The experts say making equality a cross‑cutting priority would mean every new goal will confront head-on the systemic injustices that drive inequalities – from institutional discrimination against minority groups to uneven investments in social services in different regions of a country.
They singled out social protection as “an indispensable part of the policy toolkit for tackling inequalities, to ensure that the post‑2015 agenda leaves no group, community or region behind.”
As many as 80 percent of families today have no access to social protection, despite clear evidence that social protection systems can contribute significantly to reducing poverty, creating social cohesion, realising human rights and protecting people from shocks such as food price spikes, the experts say.
They also say the post‑2015 agenda should be linked to the International Labour Organisation’s (ILO) recommendation on social protection floors, which will help create a funding mechanism for developing countries.
The group includes Verene Sheperd, Working Group of Experts on People of African Descent; Alfred de Zayas, independent expert on the promotion of a democratic and equitable international order; Magdalena Sepulveda, Special Rapporteur on extreme poverty and human rights; and Olivier De Schutter, Special Rapporteur on the right to food.
In an op-ed in the New York Times early this week, Joseph Stiglitz, the 2001 Nobel Prize winning economist, said it is well-known by now that income and wealth inequality in most rich countries, especially the United States, have soared in recent decades and, tragically, worsened even more since the Great Recession.
But what about the rest of the world? he asked. Is the gap between countries narrowing, as rising economic powers like China and India have lifted hundreds of millions of people from poverty? And within poor and middle-income countries, is inequality getting worse or better?
Roberto Bissio, director of Social Watch, told IPS the World Bank has also claimed that Goal One of the MDGs – reducing by half the proportion of people in extreme poverty – was met in 2010, five years in advance of the 2015 deadline. Yet that optimistic statistical conclusion in fact hides much more complex realities, he said.
Between 1990 (which is the starting date of Goal One) and 2010 total world exports multiplied almost five times, growing from a total value of 781 billion dollars in 1990 to 3.7 trillion dollars in 2010.
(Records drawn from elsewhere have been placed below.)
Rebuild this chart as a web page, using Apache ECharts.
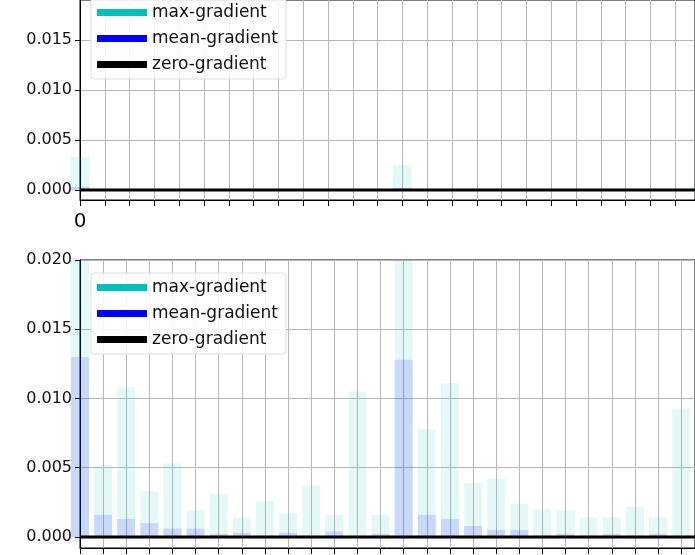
<!DOCTYPE html>
<html><head><meta charset="utf-8">
<script src="https://cdn.jsdelivr.net/npm/echarts@6/dist/echarts.min.js"></script>
<style>html,body{margin:0;padding:0;background:#fff}#c{width:695px;height:555px}</style>
</head><body><div id="c"></div>
<script>
const yTicks = [0, 0.005, 0.010, 0.015, 0.020];
const topMax  = [0.0033,0,0,0,0,0,0,0,0,0,0,0,0,0.0025,0,0,0,0,0,0,0,0,0,0,0,0.0004,0,0,0,0];
const topMean = [0.0003,0,0,0,0,0,0,0,0,0,0,0,0,0.0002,0,0,0,0,0,0,0,0,0,0,0,0.0001,0,0,0,0];
const botMax  = [0.0205,0.0052,0.0108,0.0033,0.0053,0.0019,0.0031,0.0014,0.0026,0.0017,0.0037,0.0016,0.0105,0.0016,0.0205,0.0078,0.0111,0.0039,0.0042,0.0024,0.0020,0.0019,0.0014,0.0014,0.0022,0.0014,0.0093,0.0010,0,0];
const botMean = [0.0130,0.0016,0.0013,0.0010,0.0006,0.0006,0.0002,0.0003,0.0001,0.0003,0.0001,0.0004,0.0001,0.0002,0.0128,0.0016,0.0013,0.0008,0.0005,0.0005,0.0001,0.0002,0.0001,0.0002,0.0001,0.0002,0.0001,0.0001,0,0];
const names = ['max-gradient','mean-gradient','zero-gradient'];
const pairs = a => a.map((v,i)=>[i,v]);
const F = 'DejaVu Sans';
function yAx(gi,min,max){return {gridIndex:gi,type:'value',min:min,max:max,
  axisLine:{show:true,lineStyle:{color:'#000'}},
  axisTick:{show:true,customValues:yTicks,length:5,lineStyle:{color:'#000'}},
  axisLabel:{customValues:yTicks,fontFamily:F,fontSize:16,color:'#111',formatter:v=>v.toFixed(3)},
  splitLine:{show:true,lineStyle:{color:'#b8b8b8'}},
  name:'average gradient',nameLocation:'middle',nameGap:88,nameTextStyle:{fontFamily:F,fontSize:16,color:'#111'}};}
function xAx(gi,max,showLab){return {gridIndex:gi,type:'value',min:0,max:max,interval:1,
  axisLine:{show:true,onZero:false,lineStyle:{color:'#000'}},
  axisTick:{show:true,length:6,lineStyle:{color:'#000'}},
  axisLabel:{show:showLab,fontFamily:F,fontSize:20,color:'#111',margin:12,formatter:v=>v%50===0?String(v):''},
  splitLine:{show:true,lineStyle:{color:'#b8b8b8'}}};}
function ser(gi,mx,mn,bw){return [
  {name:names[0],type:'bar',xAxisIndex:gi,yAxisIndex:gi,data:pairs(mx),barWidth:bw,barGap:'-100%',itemStyle:{color:'rgba(0,191,191,0.1)'}},
  {name:names[1],type:'bar',xAxisIndex:gi,yAxisIndex:gi,data:pairs(mn),barWidth:bw,barGap:'-100%',itemStyle:{color:'rgba(0,0,255,0.13)'}},
  {name:names[2],type:'line',xAxisIndex:gi,yAxisIndex:gi,data:pairs(mx.map(()=>0)),symbol:'none',lineStyle:{color:'#000',width:3},itemStyle:{color:'#000'},z:5}];}
function leg(top){return {left:91,top:top,orient:'vertical',itemGap:9,itemWidth:50,itemHeight:7,icon:'rect',
  backgroundColor:'rgba(255,255,255,0.85)',borderColor:'#ddd',borderWidth:1,borderRadius:3,padding:[6,8,6,6],
  textStyle:{fontFamily:F,fontSize:17,color:'#111'},selectedMode:false,
  data:[{name:names[0],itemStyle:{color:'#00bfbf'}},{name:names[1],itemStyle:{color:'#0000ff'}},{name:names[2],itemStyle:{color:'#000'}}]};}
const chart = echarts.init(document.getElementById('c'));
chart.setOption({
  animation:false,
  grid:[{left:80,top:0,width:615,height:200,show:true,borderColor:'#000',borderWidth:1,outerBoundsMode:'none'},
        {left:80,top:260,width:615,height:288,show:true,borderColor:'#000',borderWidth:1,outerBoundsMode:'none'}],
  xAxis:[xAx(0,24.8,true),xAx(1,26.6,false)],
  yAxis:[yAx(0,-0.001,0.019),yAx(1,-0.0008,0.020)],
  legend:[leg(-2),leg(273)],
  series:[...ser(0,topMax,topMean,19),...ser(1,botMax,botMean,18)]
});
</script></body></html>
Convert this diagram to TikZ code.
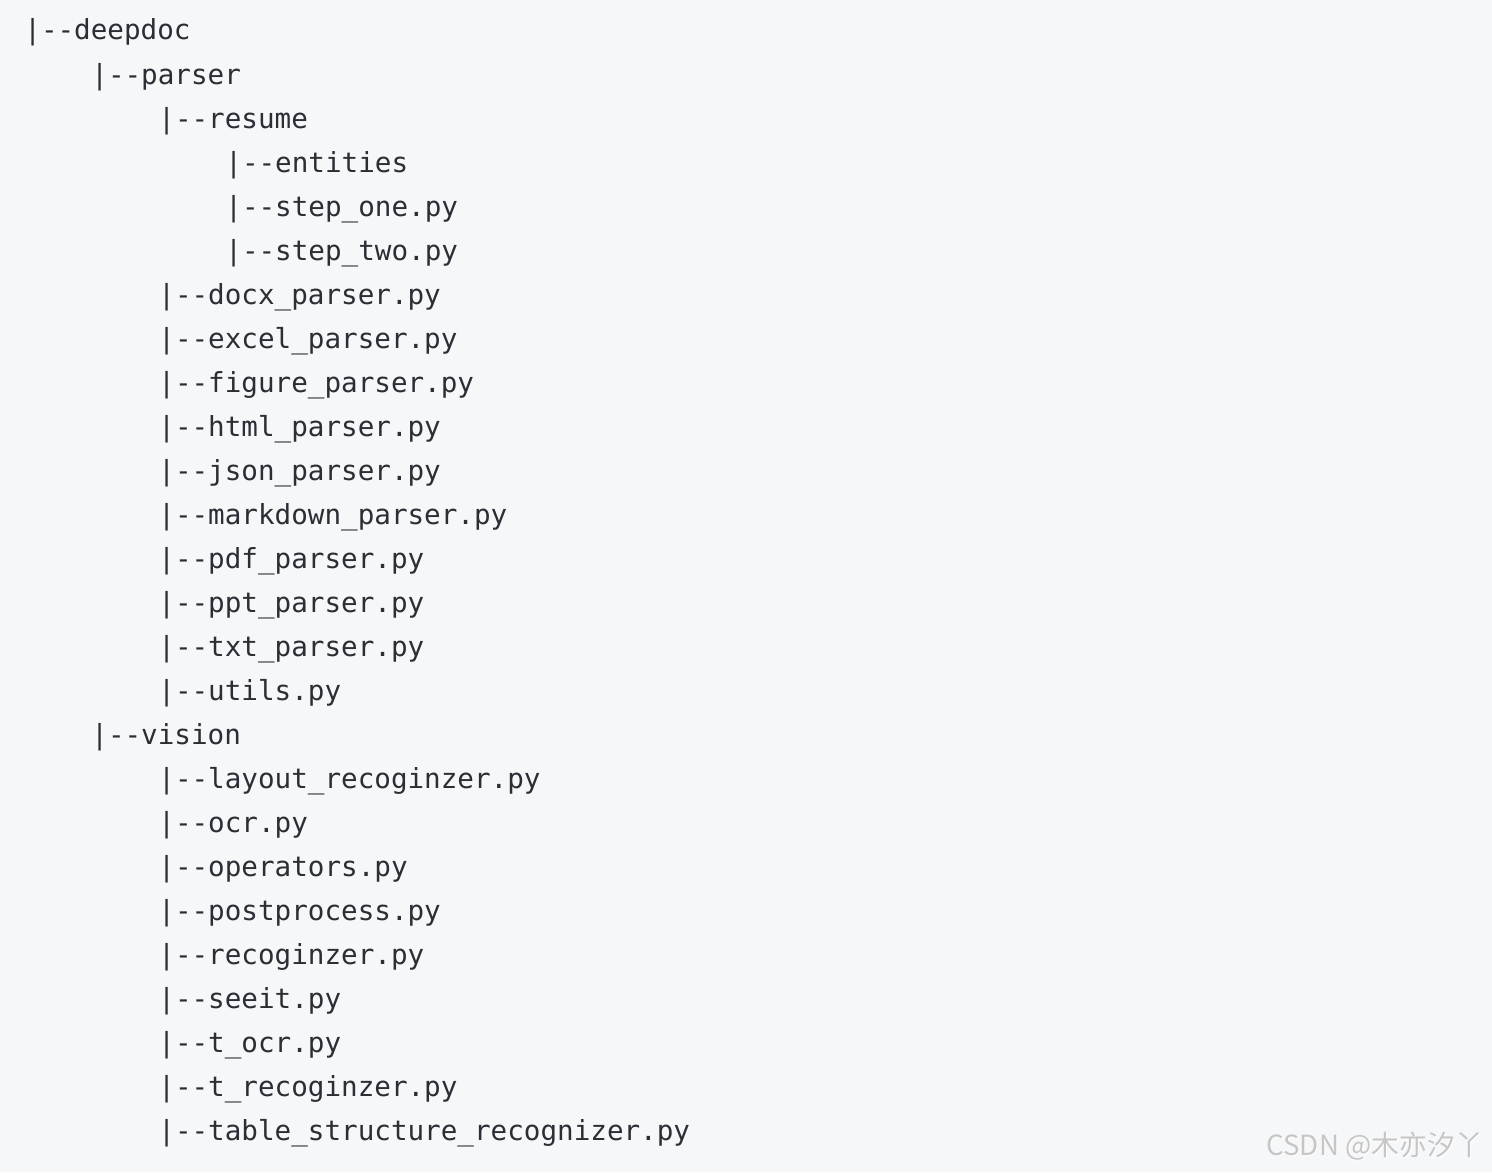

Over the same period, the world’s average inhabitant more than doubled his or her income: from 4,080 dollars a year in 1990 to 9,120 dollars in 2010. Yet that growth in trade and wealth is not reflected with a similar momentum in the evolution of social indicators.
TWN’s Chee told IPS a significant degree of investment profits and value‑added continue to be taken out of developing countries. Those countries that are food commodities exporters now face speculation as an added vulnerability.
Countries that depend on mining controlled by transnational corporations (TNCs) are characterised by environmental destruction, social problems and regressive tax structures for those industries.
“All these contribute to inequalities,” she argued.
“The austerity policies that many European governments now impose on their society that impact on the lower income, even the middle income, are a repeat of what developing countries have been suffering under conditionalities imposed by the International Monetary Fund (IMF) for decades,” Chee said.